Como bien lo expresó Fernando Savater, Internet es un mundo nuevo e inexplorado al que se puede llegar fácilmente y disfrutar libremente de sus riquezas, pero que oculta graves e ignotos peligros que acechan bajo una manta de impunidad. Civilizar ese nuevo territorio es responsabilidad tanto de quienes lo frecuentan como de las autoridades que rigen nuestra convivencia. Como reflejo de la sociedad, Internet se somete a las leyes vigentes y no sería necesaria una regulación específica a menos que, como el caso del tráfico de productos culturales, se origine una necesidad nueva que así lo requiera. Ahora bien, en tanto el problema no radica en el medio sino en su uso ilícito, habría de ser el legislador muy cuidadoso en la redacción de la norma para evitar que se aplique de una forma fraudulenta o arbitraria, y se convierta en ese instrumento de represión indeseable en toda comunidad aparentemente libre.
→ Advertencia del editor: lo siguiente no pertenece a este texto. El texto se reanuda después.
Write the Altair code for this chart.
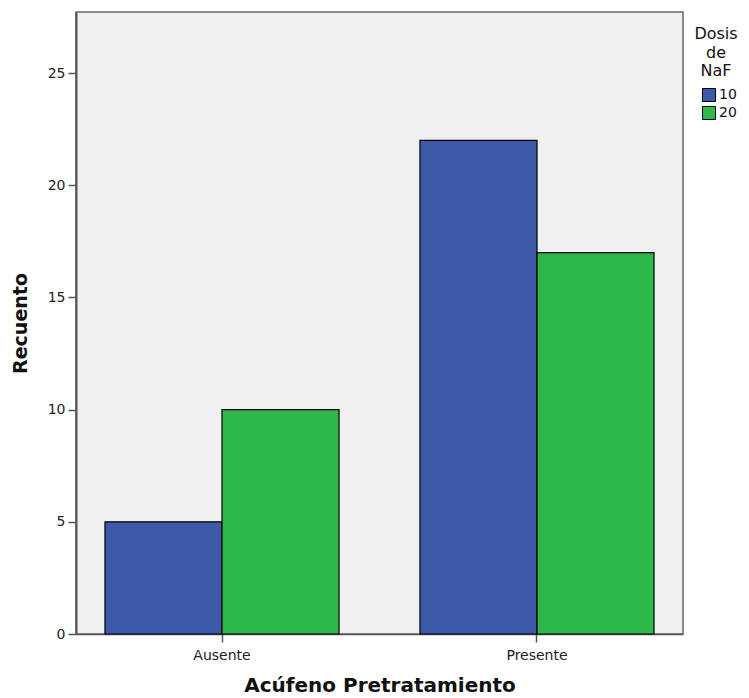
import altair as alt
import pandas as pd

categories = ["Ausente", "Ausente", "Presente", "Presente"]
doses = ["10", "20", "10", "20"]
counts = [5, 10, 22, 17]

df = pd.DataFrame({"cat": categories, "dosis": doses, "n": counts})

FONT = "DejaVu Sans"

chart = alt.Chart(df).mark_bar(stroke="black", strokeWidth=1.2).encode(
    x=alt.X("cat:N", title="Acúfeno Pretratamiento",
            scale=alt.Scale(paddingInner=0.257, paddingOuter=0.092),
            axis=alt.Axis(labelAngle=0, labelFontSize=14, labelColor="#222",
                          titleFontSize=20, titleFontWeight="bold", titleColor="#111",
                          titlePadding=13, tickSize=8, tickColor="#555", tickWidth=1.5,
                          domainColor="#555", domainWidth=1.5, labelPadding=6)),
    xOffset=alt.XOffset("dosis:N", scale=alt.Scale(paddingInner=0, paddingOuter=0)),
    y=alt.Y("n:Q", title="Recuento",
            scale=alt.Scale(domain=[0, 27.72], nice=False),
            axis=alt.Axis(values=[0, 5, 10, 15, 20, 25], grid=False, labelFontSize=14,
                          labelColor="#222", titleFontSize=19, titleFontWeight="bold",
                          titleColor="#111", titlePadding=17, tickSize=8, tickColor="#555",
                          tickWidth=1.5, domainColor="#555", domainWidth=2, labelPadding=3)),
    color=alt.Color("dosis:N",
                    scale=alt.Scale(domain=["10", "20"], range=["#3E58A8", "#2EB84A"]),
                    legend=alt.Legend(title=["Dosis", "de", "NaF"], titleAlign="center",
                                      titleAnchor="middle", titleFontSize=16,
                                      titleLineHeight=18.5,
                                      titleFontWeight="normal", titleColor="#111",
                                      labelFontSize=14, labelColor="#111",
                                      symbolType="square", symbolSize=169,
                                      symbolStrokeColor="black", symbolStrokeWidth=1,
                                      symbolOffset=6,
                                      orient="none", legendX=618, legendY=14,
                                      rowPadding=0, titlePadding=9,
                                      labelOffset=3)),
).properties(
    width=607, height=622,
    padding={"left": 68, "top": 4, "right": 58, "bottom": 72},
    autosize=alt.AutoSizeParams(type="none"),
).configure(font=FONT).configure_view(
    fill="#F0F0F0", stroke="#666", strokeWidth=1.5
)

chart.save("out.html", embed_options={"renderer": "svg", "actions": False})
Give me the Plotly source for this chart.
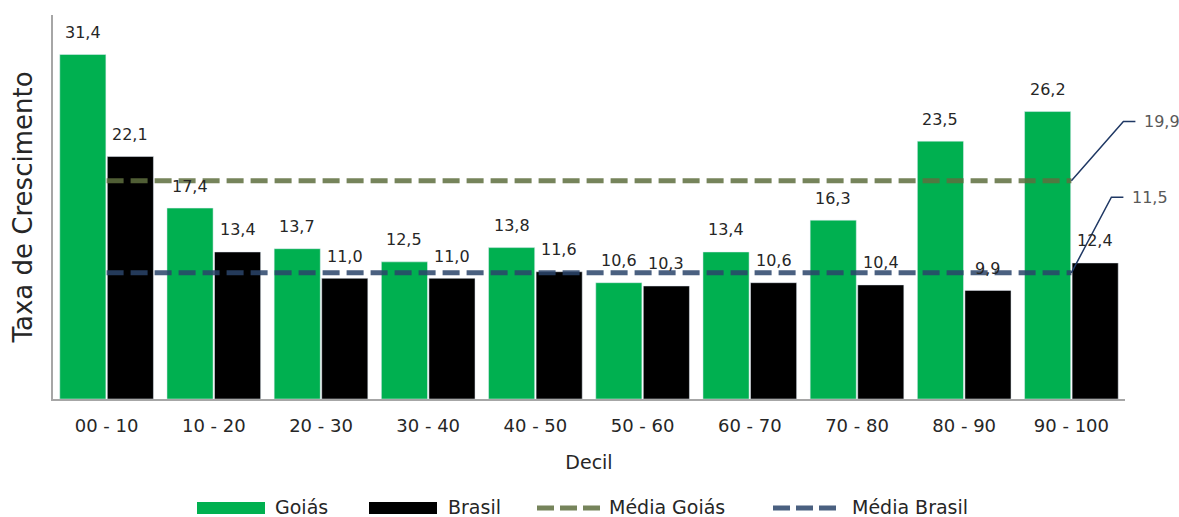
import plotly.graph_objects as go

# Growth rate by income decile
decis = ["00 - 10", "10 - 20", "20 - 30", "30 - 40", "40 - 50",
         "50 - 60", "60 - 70", "70 - 80", "80 - 90", "90 - 100"]
goias = [31.4, 17.4, 13.7, 12.5, 13.8, 10.6, 13.4, 16.3, 23.5, 26.2]
brasil = [22.1, 13.4, 11.0, 11.0, 11.6, 10.3, 10.6, 10.4, 9.9, 12.4]
media_goias = 19.9
media_brasil = 11.5

W, H = 1179, 517
ML, MR, MT, MB = 53, 54, 15, 118
PW, PH = W - ML - MR, H - MT - MB
YMAX = 35
FONT = "DejaVu Sans"
GREEN = "#00B050"
OLIVE = "rgba(94,110,62,0.85)"
NAVY = "rgba(42,68,106,0.85)"
LEADER = "#1F3864"
TEXT = "#262626"
BARGAP, GROUPGAP = 0.113, 0.03
N = len(decis)


def px_x(x):
    return (x - ML) / PW


def px_y(y):
    return (H - MB - y) / PH


def cat_x(pos):
    # category position (index units) -> paper fraction
    return (pos + 0.5) / N


def val_y(v):
    return v / YMAX


fig = go.Figure()
fig.add_trace(go.Bar(x=decis, y=goias, name="Goiás", marker_color=GREEN))
fig.add_trace(go.Bar(x=decis, y=brasil, name="Brasil", marker_color="#000000"))
fig.add_trace(go.Scatter(x=decis, y=[media_goias] * N, mode="lines",
                         name="Média Goiás",
                         line=dict(color=OLIVE, width=5, dash="17px,7px")))
fig.add_trace(go.Scatter(x=decis, y=[media_brasil] * N, mode="lines",
                         name="Média Brasil",
                         line=dict(color=NAVY, width=5, dash="17px,7px")))

fmt = lambda v: f"{v:.1f}".replace(".", ",")
off = (1 - BARGAP) / 4
annotations = []
for i in range(N):
    for dx, val in ((-off, goias[i]), (off, brasil[i])):
        annotations.append(dict(x=i + dx, y=val, xref="x", yref="y",
                                text=fmt(val), showarrow=False,
                                yanchor="middle", yshift=22,
                                font=dict(family=FONT, size=16, color=TEXT)))

# leader lines from the end of each average line to its value label
last = N - 1
shapes = []
for val, elbow_dy, elbow_dx, end_dx in ((media_goias, 5.4, 0.485, 0.597),
                                          (media_brasil, 6.9, 0.373, 0.485)):
    x0, y0 = cat_x(last), val_y(val)
    x1, y1 = cat_x(last + elbow_dx), val_y(val + elbow_dy)
    x2 = cat_x(last + end_dx)
    shapes.append(dict(type="path", xref="paper", yref="paper",
                       path=f"M {x0},{y0} L {x1},{y1} L {x2},{y1}",
                       line=dict(color=LEADER, width=1.5)))
    annotations.append(dict(x=x2, y=y1, xref="paper", yref="paper",
                            text=fmt(val), showarrow=False, xanchor="left",
                            yanchor="middle", xshift=7,
                            font=dict(family=FONT, size=16, color="#595959")))

# legend row along the bottom
ly = 507
legend_items = [
    ("rect", GREEN, 197, 265, "Goiás", 273),
    ("rect", "#000000", 369, 437, "Brasil", 446),
    ("dash", OLIVE, 537, 600, "Média Goiás", 607),
    ("dash", NAVY, 773, 837, "Média Brasil", 850),
]
for kind, color, x0, x1, label, tx in legend_items:
    if kind == "rect":
        shapes.append(dict(type="rect", xref="paper", yref="paper",
                           x0=px_x(x0), x1=px_x(x1), y0=px_y(ly + 7), y1=px_y(ly - 5),
                           fillcolor=color, line=dict(width=0)))
    else:
        shapes.append(dict(type="line", xref="paper", yref="paper",
                           x0=px_x(x0), x1=px_x(x1), y0=px_y(ly + 1), y1=px_y(ly + 1),
                           line=dict(color=color, width=5, dash="17px,6px")))
    annotations.append(dict(x=px_x(tx), y=px_y(ly), xref="paper", yref="paper",
                            text=label, showarrow=False, xanchor="left",
                            yanchor="middle",
                            font=dict(family=FONT, size=19, color=TEXT)))

fig.update_layout(
    width=W, height=H,
    margin=dict(l=ML, r=MR, t=MT, b=MB),
    plot_bgcolor="white", paper_bgcolor="white",
    barmode="group", bargap=BARGAP, bargroupgap=GROUPGAP,
    separators=",.",
    font=dict(family=FONT, color="#404040"),
    showlegend=False,
    annotations=annotations,
    shapes=shapes,
    xaxis=dict(range=[-0.5, N - 0.5], showline=True, linecolor="#A6A6A6",
               linewidth=1.5, ticks="", showgrid=False, ticklabelstandoff=10,
               tickfont=dict(family=FONT, size=18, color=TEXT),
               title=dict(text="Decil", standoff=20,
                          font=dict(family=FONT, size=19, color=TEXT))),
    yaxis=dict(range=[0, YMAX], showline=True, linecolor="#A6A6A6", linewidth=1.5,
               showticklabels=False, ticks="", showgrid=False, zeroline=False,
               title=dict(text="Taxa de Crescimento", standoff=11,
                          font=dict(family=FONT, size=26, color=TEXT))),
)

fig.write_html("out.html")
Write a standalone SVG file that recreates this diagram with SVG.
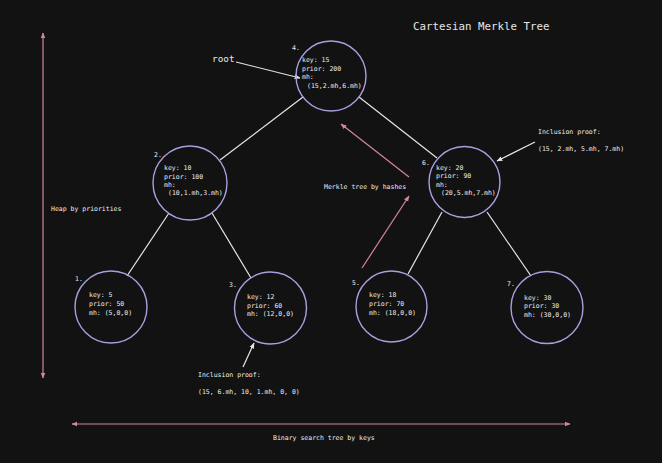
<svg xmlns="http://www.w3.org/2000/svg" width="662" height="463" viewBox="0 0 662 463">
<defs>
<style>
.bg{fill:#121212}
.node{fill:none;stroke:#a99fe0;stroke-width:1.4}
.t{font-family:"DejaVu Sans Mono","Liberation Mono",monospace;font-size:6.5px;fill:#ededed}
.big{font-family:"DejaVu Sans Mono","Liberation Mono",monospace;fill:#e6e6e6}
.edge{stroke:#e6e6e6;stroke-width:1.2;fill:none}
.pink{stroke:#d4869f;stroke-width:1.2;fill:none}
</style>
<marker id="aw" viewBox="0 0 10 10" refX="9" refY="5" markerWidth="6" markerHeight="6" orient="auto-start-reverse" markerUnits="userSpaceOnUse">
<path d="M0,1 L10,5 L0,9 z" fill="#e6e6e6"/>
</marker>
<marker id="ap" viewBox="0 0 10 10" refX="9" refY="5" markerWidth="6" markerHeight="6" orient="auto-start-reverse" markerUnits="userSpaceOnUse">
<path d="M0,1 L10,5 L0,9 z" fill="#d4869f"/>
</marker>
</defs>
<rect class="bg" x="0" y="0" width="662" height="463"/>

<text class="big" x="413" y="30" font-size="10.8">Cartesian Merkle Tree</text>

<g id="connectors">
<line class="edge" x1="303" y1="97" x2="220" y2="160"/>
<line class="edge" x1="359" y1="97" x2="437" y2="158"/>
<line class="edge" x1="169" y1="213" x2="127" y2="276"/>
<line class="edge" x1="212" y1="213" x2="251" y2="278"/>
<line class="edge" x1="442" y1="212" x2="408" y2="274"/>
<line class="edge" x1="487" y1="212" x2="531" y2="276"/>
<line class="edge" x1="236" y1="62" x2="300" y2="78" marker-end="url(#aw)"/>
<line class="edge" x1="535" y1="142" x2="497" y2="161" marker-end="url(#aw)"/>
<line class="edge" x1="243" y1="367" x2="254" y2="343" marker-end="url(#aw)"/>
<line class="pink" x1="409" y1="177" x2="341" y2="124" marker-end="url(#ap)"/>
<line class="pink" x1="362" y1="268" x2="409" y2="196" marker-end="url(#ap)"/>
<line class="pink" x1="43" y1="33" x2="43" y2="378" marker-start="url(#ap)" marker-end="url(#ap)"/>
<line class="pink" x1="72" y1="424" x2="570" y2="424" marker-start="url(#ap)" marker-end="url(#ap)"/>
</g>

<g id="node4">
<circle class="node" cx="331" cy="76" r="35"/>
<text class="t" x="292" y="50">4.</text>
<text class="t" x="302" y="62">key: 15</text>
<text class="t" x="302" y="71">prior: 200</text>
<text class="t" x="302" y="79">mh:</text>
<text class="t" x="307" y="88">(15,2.mh,6.mh)</text>
</g>
<g id="node2">
<circle class="node" cx="190" cy="183" r="37"/>
<text class="t" x="154" y="157">2.</text>
<text class="t" x="164" y="170">key: 10</text>
<text class="t" x="164" y="179">prior: 100</text>
<text class="t" x="164" y="187">mh:</text>
<text class="t" x="168" y="195">(10,1.mh,3.mh)</text>
</g>
<g id="node6">
<circle class="node" cx="464.5" cy="182" r="35.5"/>
<text class="t" x="422" y="165">6.</text>
<text class="t" x="436" y="170">key: 20</text>
<text class="t" x="436" y="178">prior: 90</text>
<text class="t" x="436" y="187">mh:</text>
<text class="t" x="441" y="195">(20,5.mh,7.mh)</text>
</g>
<g id="node1">
<circle class="node" cx="111" cy="307" r="36"/>
<text class="t" x="75" y="281">1.</text>
<text class="t" x="89" y="297">key: 5</text>
<text class="t" x="89" y="306">prior: 50</text>
<text class="t" x="89" y="315">mh: (5,0,0)</text>
</g>
<g id="node3">
<circle class="node" cx="270.5" cy="308" r="36"/>
<text class="t" x="229" y="287">3.</text>
<text class="t" x="247" y="299">key: 12</text>
<text class="t" x="247" y="308">prior: 60</text>
<text class="t" x="247" y="316">mh: (12,0,0)</text>
</g>
<g id="node5">
<circle class="node" cx="391.5" cy="306.5" r="35.5"/>
<text class="t" x="352" y="285">5.</text>
<text class="t" x="369" y="297">key: 18</text>
<text class="t" x="369" y="306">prior: 70</text>
<text class="t" x="369" y="315">mh: (18,0,0)</text>
</g>
<g id="node7">
<circle class="node" cx="547" cy="307.5" r="36"/>
<text class="t" x="507" y="286">7.</text>
<text class="t" x="524" y="300">key: 30</text>
<text class="t" x="524" y="308">prior: 30</text>
<text class="t" x="524" y="317">mh: (30,0,0)</text>
</g>

<g id="labels">
<text class="big" x="212" y="62" font-size="9.4">root</text>
<text class="t" x="538" y="134">Inclusion proof:</text>
<text class="t" x="538" y="151">(15, 2.mh, 5.mh, 7.mh)</text>
<text class="t" x="324" y="189">Merkle tree by hashes</text>
<text class="t" x="198" y="377">Inclusion proof:</text>
<text class="t" x="198" y="394">(15, 6.mh, 10, 1.mh, 0, 0)</text>
<text class="t" x="51" y="211">Heap by priorities</text>
<text class="t" x="273" y="440">Binary search tree by keys</text>
</g>
</svg>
El cuchillo no hace al asesino como la web no hace al delincuente cibernético; son los actos humanos los que deben someterse al imperio de la ley y, como tales, responder de sus infracciones. La aparente libertad que ofrece Internet no puede ser jamás coartada para la revisión de las normas básicas de la convivencia. No obstante, la tecnología no entiende de leyes y es el ciudadano quien tiene la última palabra.

Así, Internet no nos hará más libres si no queremos serlo.